Fire and water may seem at odds with each other, but Austin’s city-owned water utility is using prescribed burning in an effort to help more rainfall make its way underground to the Edwards Aquifer.
Austin Water’s Wildland Conservation Division is conducting the burns on over 380 acres of Hay County that feed into the Barton Springs Segment of the Edwards Aquifer. The goal of each blaze is to remove brush, cedar, large plants and invasive species that can crowd the land and displace the native grasses. The division oversees prescribed fires on between 2,500 and 5,000 acres of preserved land each year.
“If there’s a woodland environment and it rains, about 30 to 40 percent of that water will be captured in the canopy of those trees,” says Amanda Ross, spokeswoman for the Wildland Conservation Division. “But grasses will allow the water to come down to the ground and run off slowly into nearby creeks or percolate into the soil through the deep root systems of the grasses.”
The fires mimic naturally-occurring wildfires in order to maintain a grassland habitat, Ross says.
The Wildland Conservation Division manages about 26,000 acres of Water Quality Protection Lands – city-owned preserves first established in 1998 to maintain healthy recharge of Austin’s groundwater through urban growth and development.
About 60,000 people rely on the Barton Springs segment of the Edwards Aquifer as their main or only source for drinking water, says Brian Smith, a scientist with the Barton Springs/Edwards Aquifer Conservation District.
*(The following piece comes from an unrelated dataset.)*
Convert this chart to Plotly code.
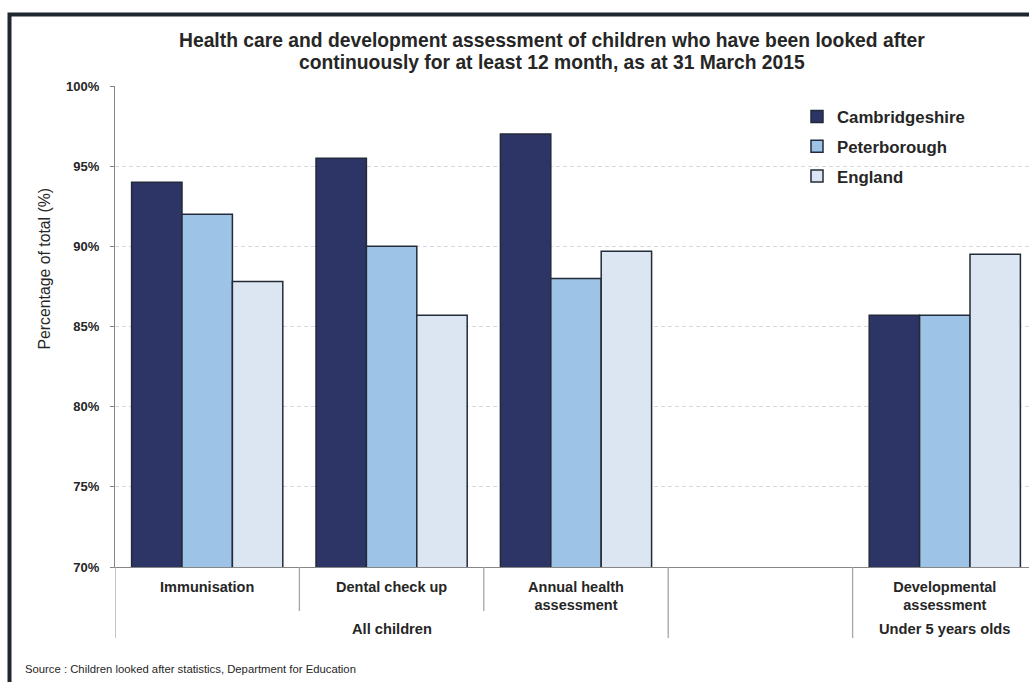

There are even several hundred wells in Austin. But unlike surface reservoirs, the aquifer can’t fill up in a single heavy rain.
“When we’re in very severe drought conditions and we get a rainy period with a lot of good storm flow in the creeks, it still takes several months for the aquifer to get back to non- drought conditions,” he says. “It’s not something that can just fill up overnight because only a small portion of water flowing in streams actually recharges the aquifer. Even in a heavy flow, there’s a limit to how much water can go into all these openings to fill up the aquifer.”
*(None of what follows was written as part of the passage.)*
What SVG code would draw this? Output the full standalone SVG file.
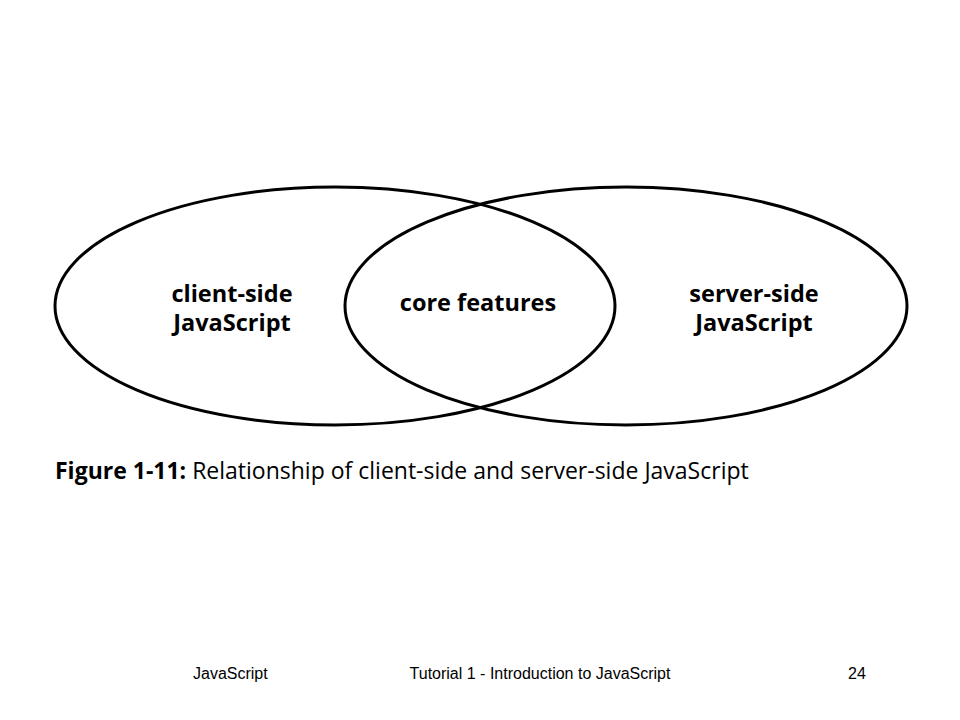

Austin was the first U.S. city to create Water Quality Protection Lands. In 1998, Austinites voted to issue $65 million in city bonds to acquire 15,000 acres of land, most of which was slated for development, and preserve it for the express purpose of protecting groundwater recharge zones to the south and west of the city. Since then, the city has continued to buy out land in the recharge zones to protect water quality. Other cities, including Denver, Colorado, have followed Austin’s example and taken steps to prevent development in groundwater recharge zones, says Ross.
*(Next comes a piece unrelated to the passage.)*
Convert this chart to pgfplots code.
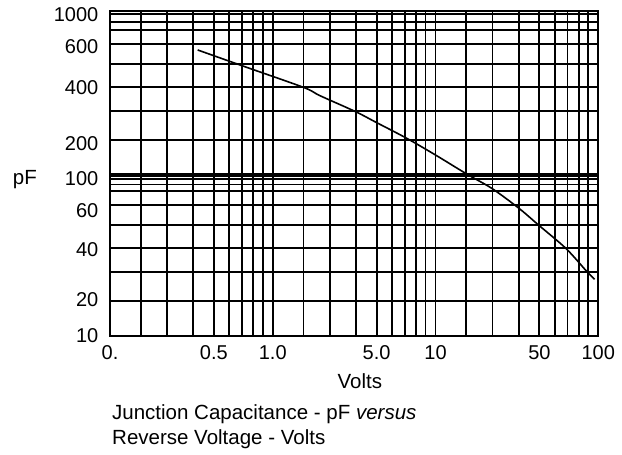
\documentclass[border=0pt]{standalone}
\usepackage{fontspec}
\setmainfont{Liberation Sans}
\usepackage{pgfplots}
\pgfplotsset{compat=1.18}
\usetikzlibrary{calc}

\begin{document}
\begin{tikzpicture}
\begin{axis}[
    name=ax,
    scale only axis,
    width=488.3pt, height=325pt,
    xmode=log, ymode=log,
    xmin=0.1, xmax=100, ymin=10, ymax=1000,
    axis line style={line width=1.8pt},
    xminorticks=false, yminorticks=false,
    major tick length=0pt,
    % labels sit where the datasheet printed them
    xtick={0.1,0.4345,1,4.345,10,43.45,100},
    xticklabels={0.,0.5,1.0,5.0,10,50,100},
    ytick={10,16.59,33.69,58.52,92.1,151.2,334.4,597.9,941},
    yticklabels={10,20,40,60,100,200,400,600,1000},
    ticklabel style={font=\fontsize{20}{24}\selectfont, inner sep=0pt},
    xticklabel style={anchor=north, yshift=-9.5pt},
    yticklabel style={anchor=east, xshift=-11.5pt},
    % the printed grid (not evenly logarithmic on the original)
    extra x ticks={0.1545,0.2239,0.3243,0.4345,0.5408,0.6471,0.7568,0.8670,1,
                   1.545,2.239,3.243,4.345,5.408,6.471,7.568,8.670,10,
                   15.45,22.39,32.43,43.45,54.08,64.71,75.68,86.70},
    extra x tick labels={},
    extra y ticks={16.42,24.77,34.50,47.99,63.73,77.70,85.20,91.86,96.11,98.87,
                   160.1,242.5,340.6,469.9,624.1,760.6,855.6,954.3},
    extra y tick labels={},
    extra tick style={grid=major},
    major grid style={black, line width=1.8pt},
]

\addplot[black, line width=1.6pt, smooth] coordinates {
    (0.3458, 573.2)
    (0.6292, 463.3)
    (1.540, 337.8)
    (1.951, 299.9)
    (3.232, 239.0)
    (4.369, 204.2)
    (6.651, 164.0)
    (10.0, 129.4)
    (15.54, 98.87)
    (22.23, 80.5)
    (32.56, 60.8)
    (42.91, 48.0)
    (63.33, 34.40)
    (85.20, 24.77)
    (94.75, 22.24)
};
\end{axis}

\node[anchor=base west, font=\fontsize{20.5}{24}\selectfont, inner sep=0pt]
    at ($(ax.south west)+(-97.3pt,150.7pt)$) {pF};
\node[anchor=base, font=\fontsize{20.5}{24}\selectfont, inner sep=0pt]
    at ($(ax.south west)+(249.8pt,-53.3pt)$) {Volts};
\node[anchor=base west, font=\fontsize{20.5}{24}\selectfont, inner sep=0pt]
    at ($(ax.south west)+(2pt,-84.3pt)$) {Junction Capacitance - pF \textit{versus}};
\node[anchor=base west, font=\fontsize{20.5}{24}\selectfont, inner sep=0pt]
    at ($(ax.south west)+(2pt,-109.3pt)$) {Reverse Voltage - Volts};

\pgfresetboundingbox
\path[use as bounding box] (ax.south west) ++(-110pt,-119.3pt) rectangle ++(622pt,455pt);
\end{tikzpicture}
\end{document}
A recent study from Texas A&M found that statewide groundwater levels have fallen substantially over the last 80 years, partly due to concrete ground covering in cities and neighborhoods, which prevents rainwater from reaching the aquifers.
Most of Texas has grappled with strained water supplies for several years. Even though the Barton Springs Edwards Aquifer Conservation District declared no drought conditions for the aquifer last November, maintaining the supply of groundwater remains a serious concern.
“It’s very likely that at the next board meeting on the 24th of July our board of directors will meet to consider all the data and very likely we will be going back into drought status,” says Smith. “Water levels in the aquifer are going down because we’re getting very little rain and we don’t have very much water in the creeks while water continues to flow out of Barton Springs.”
In addition to Austin Water’s Wildland Conservation Division, Monday’s prescribed burn was also managed with the Austin Fire Department, The Texas A&M Forest Service and the U.S. Fish and Wildlife Service.